• [Stored data]
++++++++

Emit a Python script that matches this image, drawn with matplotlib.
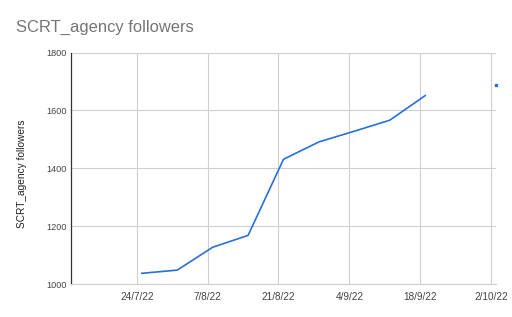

++++++++

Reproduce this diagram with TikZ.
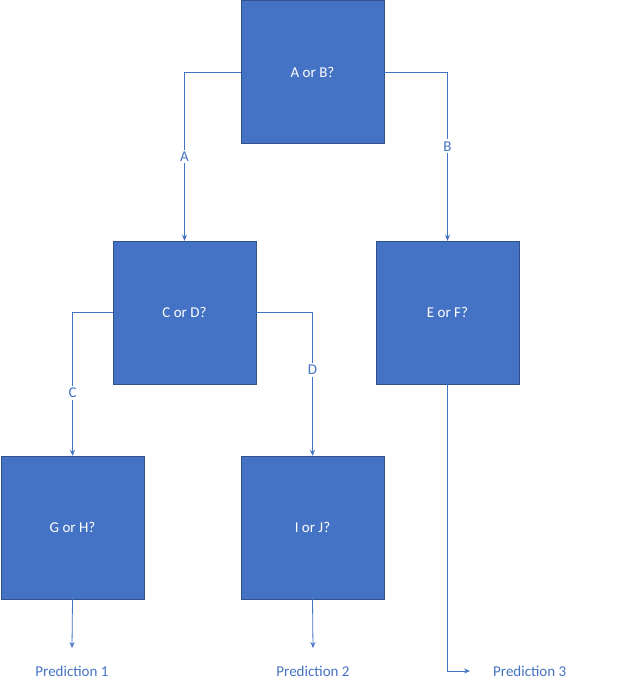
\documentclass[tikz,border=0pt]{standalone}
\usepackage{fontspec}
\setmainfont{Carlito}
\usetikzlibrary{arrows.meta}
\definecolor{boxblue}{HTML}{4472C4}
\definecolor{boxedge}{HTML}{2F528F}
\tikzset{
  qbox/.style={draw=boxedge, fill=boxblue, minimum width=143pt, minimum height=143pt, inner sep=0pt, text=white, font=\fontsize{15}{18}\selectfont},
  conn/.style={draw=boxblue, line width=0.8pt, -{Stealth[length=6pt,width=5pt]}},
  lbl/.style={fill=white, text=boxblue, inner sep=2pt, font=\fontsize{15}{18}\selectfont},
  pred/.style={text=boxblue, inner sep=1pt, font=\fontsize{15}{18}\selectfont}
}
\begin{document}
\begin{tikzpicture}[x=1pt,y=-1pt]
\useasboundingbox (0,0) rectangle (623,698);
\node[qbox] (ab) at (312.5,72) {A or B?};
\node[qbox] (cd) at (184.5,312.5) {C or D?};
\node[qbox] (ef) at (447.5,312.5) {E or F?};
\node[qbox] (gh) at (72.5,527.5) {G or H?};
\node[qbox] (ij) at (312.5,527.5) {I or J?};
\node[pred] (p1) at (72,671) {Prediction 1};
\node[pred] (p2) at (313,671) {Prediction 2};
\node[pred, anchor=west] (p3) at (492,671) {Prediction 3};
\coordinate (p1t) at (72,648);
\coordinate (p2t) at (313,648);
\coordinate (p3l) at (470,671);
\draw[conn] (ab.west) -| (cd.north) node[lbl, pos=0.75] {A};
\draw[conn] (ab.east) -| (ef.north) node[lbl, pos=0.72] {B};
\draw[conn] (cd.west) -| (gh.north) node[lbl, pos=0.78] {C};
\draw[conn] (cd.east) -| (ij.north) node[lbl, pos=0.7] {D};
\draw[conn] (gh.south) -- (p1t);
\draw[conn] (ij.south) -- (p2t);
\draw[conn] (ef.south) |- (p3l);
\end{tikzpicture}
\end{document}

++++++++

• [Brief] Look through the material and copy each line that has "with".

• [Solution to the problem]
Emit a Python script that matches this image, drawn with matplotlib.
Reproduce this diagram with TikZ.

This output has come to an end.